§ **SHORT EXERCISE**:
Pictures stay out of the copy; set down each line of the listing below exactly.

## START RECORDED DATA

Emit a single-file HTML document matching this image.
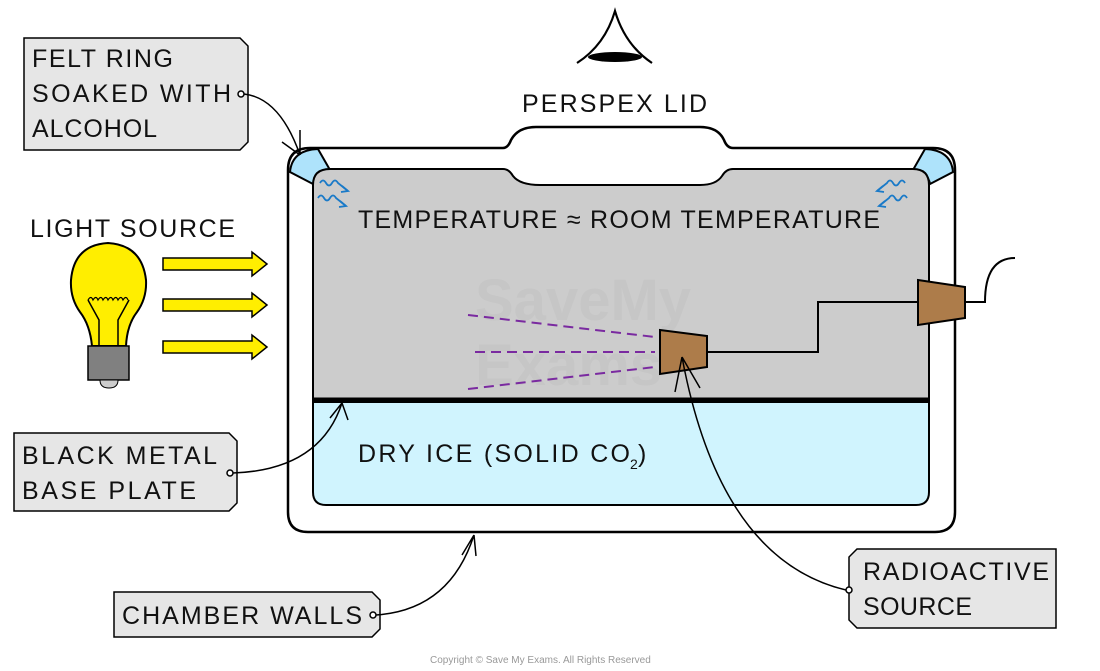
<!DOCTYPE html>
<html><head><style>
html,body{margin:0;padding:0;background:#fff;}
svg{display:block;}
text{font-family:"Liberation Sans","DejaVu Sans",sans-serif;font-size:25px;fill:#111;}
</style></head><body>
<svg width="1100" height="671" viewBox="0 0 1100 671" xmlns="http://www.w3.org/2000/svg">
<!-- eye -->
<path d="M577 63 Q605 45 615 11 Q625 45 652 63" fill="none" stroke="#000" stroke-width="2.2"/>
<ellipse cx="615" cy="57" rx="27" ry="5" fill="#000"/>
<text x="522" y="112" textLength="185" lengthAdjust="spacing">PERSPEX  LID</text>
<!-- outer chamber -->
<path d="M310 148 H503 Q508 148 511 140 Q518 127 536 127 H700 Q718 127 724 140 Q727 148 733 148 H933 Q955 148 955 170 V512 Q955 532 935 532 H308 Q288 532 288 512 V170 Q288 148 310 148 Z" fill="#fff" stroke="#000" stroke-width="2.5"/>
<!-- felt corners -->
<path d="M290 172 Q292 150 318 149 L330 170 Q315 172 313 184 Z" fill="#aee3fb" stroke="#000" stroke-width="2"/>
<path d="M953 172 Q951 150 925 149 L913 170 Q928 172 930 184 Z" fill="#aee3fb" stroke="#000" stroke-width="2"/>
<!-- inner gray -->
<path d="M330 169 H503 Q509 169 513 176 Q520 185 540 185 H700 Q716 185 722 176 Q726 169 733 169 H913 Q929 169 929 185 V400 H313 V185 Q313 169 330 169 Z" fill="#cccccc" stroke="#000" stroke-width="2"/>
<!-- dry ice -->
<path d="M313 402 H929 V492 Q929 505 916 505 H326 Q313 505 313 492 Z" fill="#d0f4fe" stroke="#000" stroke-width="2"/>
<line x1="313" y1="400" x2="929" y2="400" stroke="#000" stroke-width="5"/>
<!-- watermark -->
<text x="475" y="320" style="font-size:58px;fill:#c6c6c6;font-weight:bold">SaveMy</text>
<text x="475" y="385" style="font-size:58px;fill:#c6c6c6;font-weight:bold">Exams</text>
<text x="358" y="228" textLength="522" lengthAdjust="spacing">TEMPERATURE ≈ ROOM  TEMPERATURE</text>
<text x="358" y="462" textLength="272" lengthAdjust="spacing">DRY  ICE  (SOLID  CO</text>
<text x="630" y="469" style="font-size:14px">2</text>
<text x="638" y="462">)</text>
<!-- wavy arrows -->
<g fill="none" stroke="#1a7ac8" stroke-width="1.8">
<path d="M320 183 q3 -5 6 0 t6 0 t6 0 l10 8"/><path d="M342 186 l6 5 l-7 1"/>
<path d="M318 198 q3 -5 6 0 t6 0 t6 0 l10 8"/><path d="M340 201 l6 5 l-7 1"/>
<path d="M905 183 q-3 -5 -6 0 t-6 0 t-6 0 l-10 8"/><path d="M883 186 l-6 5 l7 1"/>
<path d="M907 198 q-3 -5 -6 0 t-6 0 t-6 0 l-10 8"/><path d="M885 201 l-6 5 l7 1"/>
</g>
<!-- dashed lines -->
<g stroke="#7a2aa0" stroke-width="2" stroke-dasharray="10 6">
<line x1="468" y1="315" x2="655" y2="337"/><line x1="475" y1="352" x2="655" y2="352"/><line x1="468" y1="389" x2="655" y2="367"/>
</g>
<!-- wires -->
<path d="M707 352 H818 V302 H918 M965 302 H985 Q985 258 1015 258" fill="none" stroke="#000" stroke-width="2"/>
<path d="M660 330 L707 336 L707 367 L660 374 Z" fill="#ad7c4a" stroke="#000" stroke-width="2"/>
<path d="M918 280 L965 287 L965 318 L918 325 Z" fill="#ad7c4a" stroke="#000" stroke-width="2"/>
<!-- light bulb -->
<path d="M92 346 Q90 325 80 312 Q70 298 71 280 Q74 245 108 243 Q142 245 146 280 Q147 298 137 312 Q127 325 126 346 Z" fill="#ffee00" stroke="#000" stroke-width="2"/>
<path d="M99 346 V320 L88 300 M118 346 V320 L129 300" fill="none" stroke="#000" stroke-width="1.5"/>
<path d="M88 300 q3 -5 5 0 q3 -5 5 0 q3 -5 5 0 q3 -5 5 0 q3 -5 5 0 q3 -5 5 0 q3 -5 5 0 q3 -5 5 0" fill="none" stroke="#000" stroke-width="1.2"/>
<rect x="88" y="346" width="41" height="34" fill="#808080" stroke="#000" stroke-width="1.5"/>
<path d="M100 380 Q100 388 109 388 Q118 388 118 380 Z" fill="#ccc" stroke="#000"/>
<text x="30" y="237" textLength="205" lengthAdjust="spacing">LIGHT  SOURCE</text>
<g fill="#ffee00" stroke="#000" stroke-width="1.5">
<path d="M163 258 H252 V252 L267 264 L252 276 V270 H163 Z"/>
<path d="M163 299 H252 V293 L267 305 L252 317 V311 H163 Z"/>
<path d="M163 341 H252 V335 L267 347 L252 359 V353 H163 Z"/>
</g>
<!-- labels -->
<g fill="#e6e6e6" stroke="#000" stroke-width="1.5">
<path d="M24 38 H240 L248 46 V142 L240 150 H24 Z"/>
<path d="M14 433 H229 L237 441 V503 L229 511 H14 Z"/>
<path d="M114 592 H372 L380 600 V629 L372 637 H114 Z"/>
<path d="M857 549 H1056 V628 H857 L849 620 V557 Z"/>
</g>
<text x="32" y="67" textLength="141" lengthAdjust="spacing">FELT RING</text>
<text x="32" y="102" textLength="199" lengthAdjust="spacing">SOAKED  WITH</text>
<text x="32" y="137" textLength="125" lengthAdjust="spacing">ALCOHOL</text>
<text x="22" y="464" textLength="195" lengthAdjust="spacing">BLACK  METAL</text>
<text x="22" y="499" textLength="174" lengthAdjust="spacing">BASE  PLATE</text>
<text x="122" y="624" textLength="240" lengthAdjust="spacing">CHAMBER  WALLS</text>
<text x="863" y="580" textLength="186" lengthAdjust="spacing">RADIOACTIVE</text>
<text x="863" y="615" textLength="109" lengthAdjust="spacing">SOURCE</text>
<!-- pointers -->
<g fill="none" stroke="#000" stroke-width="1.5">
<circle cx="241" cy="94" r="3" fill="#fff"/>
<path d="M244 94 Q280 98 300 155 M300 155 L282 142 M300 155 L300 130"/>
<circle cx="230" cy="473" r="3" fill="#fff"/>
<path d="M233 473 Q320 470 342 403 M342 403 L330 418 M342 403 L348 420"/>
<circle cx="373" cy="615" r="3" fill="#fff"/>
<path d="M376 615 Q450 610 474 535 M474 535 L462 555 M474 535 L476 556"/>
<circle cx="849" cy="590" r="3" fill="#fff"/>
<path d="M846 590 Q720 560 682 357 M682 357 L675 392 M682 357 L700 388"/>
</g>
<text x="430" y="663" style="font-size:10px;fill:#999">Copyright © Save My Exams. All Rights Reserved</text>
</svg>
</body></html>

## END RECORDED DATA

§ **SOLUTION FOR THIS PROBLEM**:
Emit a single-file HTML document matching this image.
<!DOCTYPE html>
<html><head><style>
html,body{margin:0;padding:0;background:#fff;}
svg{display:block;}
text{font-family:"Liberation Sans","DejaVu Sans",sans-serif;font-size:25px;fill:#111;}
</style></head><body>
<svg width="1100" height="671" viewBox="0 0 1100 671" xmlns="http://www.w3.org/2000/svg">
<!-- eye -->
<path d="M577 63 Q605 45 615 11 Q625 45 652 63" fill="none" stroke="#000" stroke-width="2.2"/>
<ellipse cx="615" cy="57" rx="27" ry="5" fill="#000"/>
<text x="522" y="112" textLength="185" lengthAdjust="spacing">PERSPEX  LID</text>
<!-- outer chamber -->
<path d="M310 148 H503 Q508 148 511 140 Q518 127 536 127 H700 Q718 127 724 140 Q727 148 733 148 H933 Q955 148 955 170 V512 Q955 532 935 532 H308 Q288 532 288 512 V170 Q288 148 310 148 Z" fill="#fff" stroke="#000" stroke-width="2.5"/>
<!-- felt corners -->
<path d="M290 172 Q292 150 318 149 L330 170 Q315 172 313 184 Z" fill="#aee3fb" stroke="#000" stroke-width="2"/>
<path d="M953 172 Q951 150 925 149 L913 170 Q928 172 930 184 Z" fill="#aee3fb" stroke="#000" stroke-width="2"/>
<!-- inner gray -->
<path d="M330 169 H503 Q509 169 513 176 Q520 185 540 185 H700 Q716 185 722 176 Q726 169 733 169 H913 Q929 169 929 185 V400 H313 V185 Q313 169 330 169 Z" fill="#cccccc" stroke="#000" stroke-width="2"/>
<!-- dry ice -->
<path d="M313 402 H929 V492 Q929 505 916 505 H326 Q313 505 313 492 Z" fill="#d0f4fe" stroke="#000" stroke-width="2"/>
<line x1="313" y1="400" x2="929" y2="400" stroke="#000" stroke-width="5"/>
<!-- watermark -->
<text x="475" y="320" style="font-size:58px;fill:#c6c6c6;font-weight:bold">SaveMy</text>
<text x="475" y="385" style="font-size:58px;fill:#c6c6c6;font-weight:bold">Exams</text>
<text x="358" y="228" textLength="522" lengthAdjust="spacing">TEMPERATURE ≈ ROOM  TEMPERATURE</text>
<text x="358" y="462" textLength="272" lengthAdjust="spacing">DRY  ICE  (SOLID  CO</text>
<text x="630" y="469" style="font-size:14px">2</text>
<text x="638" y="462">)</text>
<!-- wavy arrows -->
<g fill="none" stroke="#1a7ac8" stroke-width="1.8">
<path d="M320 183 q3 -5 6 0 t6 0 t6 0 l10 8"/><path d="M342 186 l6 5 l-7 1"/>
<path d="M318 198 q3 -5 6 0 t6 0 t6 0 l10 8"/><path d="M340 201 l6 5 l-7 1"/>
<path d="M905 183 q-3 -5 -6 0 t-6 0 t-6 0 l-10 8"/><path d="M883 186 l-6 5 l7 1"/>
<path d="M907 198 q-3 -5 -6 0 t-6 0 t-6 0 l-10 8"/><path d="M885 201 l-6 5 l7 1"/>
</g>
<!-- dashed lines -->
<g stroke="#7a2aa0" stroke-width="2" stroke-dasharray="10 6">
<line x1="468" y1="315" x2="655" y2="337"/><line x1="475" y1="352" x2="655" y2="352"/><line x1="468" y1="389" x2="655" y2="367"/>
</g>
<!-- wires -->
<path d="M707 352 H818 V302 H918 M965 302 H985 Q985 258 1015 258" fill="none" stroke="#000" stroke-width="2"/>
<path d="M660 330 L707 336 L707 367 L660 374 Z" fill="#ad7c4a" stroke="#000" stroke-width="2"/>
<path d="M918 280 L965 287 L965 318 L918 325 Z" fill="#ad7c4a" stroke="#000" stroke-width="2"/>
<!-- light bulb -->
<path d="M92 346 Q90 325 80 312 Q70 298 71 280 Q74 245 108 243 Q142 245 146 280 Q147 298 137 312 Q127 325 126 346 Z" fill="#ffee00" stroke="#000" stroke-width="2"/>
<path d="M99 346 V320 L88 300 M118 346 V320 L129 300" fill="none" stroke="#000" stroke-width="1.5"/>
<path d="M88 300 q3 -5 5 0 q3 -5 5 0 q3 -5 5 0 q3 -5 5 0 q3 -5 5 0 q3 -5 5 0 q3 -5 5 0 q3 -5 5 0" fill="none" stroke="#000" stroke-width="1.2"/>
<rect x="88" y="346" width="41" height="34" fill="#808080" stroke="#000" stroke-width="1.5"/>
<path d="M100 380 Q100 388 109 388 Q118 388 118 380 Z" fill="#ccc" stroke="#000"/>
<text x="30" y="237" textLength="205" lengthAdjust="spacing">LIGHT  SOURCE</text>
<g fill="#ffee00" stroke="#000" stroke-width="1.5">
<path d="M163 258 H252 V252 L267 264 L252 276 V270 H163 Z"/>
<path d="M163 299 H252 V293 L267 305 L252 317 V311 H163 Z"/>
<path d="M163 341 H252 V335 L267 347 L252 359 V353 H163 Z"/>
</g>
<!-- labels -->
<g fill="#e6e6e6" stroke="#000" stroke-width="1.5">
<path d="M24 38 H240 L248 46 V142 L240 150 H24 Z"/>
<path d="M14 433 H229 L237 441 V503 L229 511 H14 Z"/>
<path d="M114 592 H372 L380 600 V629 L372 637 H114 Z"/>
<path d="M857 549 H1056 V628 H857 L849 620 V557 Z"/>
</g>
<text x="32" y="67" textLength="141" lengthAdjust="spacing">FELT RING</text>
<text x="32" y="102" textLength="199" lengthAdjust="spacing">SOAKED  WITH</text>
<text x="32" y="137" textLength="125" lengthAdjust="spacing">ALCOHOL</text>
<text x="22" y="464" textLength="195" lengthAdjust="spacing">BLACK  METAL</text>
<text x="22" y="499" textLength="174" lengthAdjust="spacing">BASE  PLATE</text>
<text x="122" y="624" textLength="240" lengthAdjust="spacing">CHAMBER  WALLS</text>
<text x="863" y="580" textLength="186" lengthAdjust="spacing">RADIOACTIVE</text>
<text x="863" y="615" textLength="109" lengthAdjust="spacing">SOURCE</text>
<!-- pointers -->
<g fill="none" stroke="#000" stroke-width="1.5">
<circle cx="241" cy="94" r="3" fill="#fff"/>
<path d="M244 94 Q280 98 300 155 M300 155 L282 142 M300 155 L300 130"/>
<circle cx="230" cy="473" r="3" fill="#fff"/>
<path d="M233 473 Q320 470 342 403 M342 403 L330 418 M342 403 L348 420"/>
<circle cx="373" cy="615" r="3" fill="#fff"/>
<path d="M376 615 Q450 610 474 535 M474 535 L462 555 M474 535 L476 556"/>
<circle cx="849" cy="590" r="3" fill="#fff"/>
<path d="M846 590 Q720 560 682 357 M682 357 L675 392 M682 357 L700 388"/>
</g>
<text x="430" y="663" style="font-size:10px;fill:#999">Copyright © Save My Exams. All Rights Reserved</text>
</svg>
</body></html>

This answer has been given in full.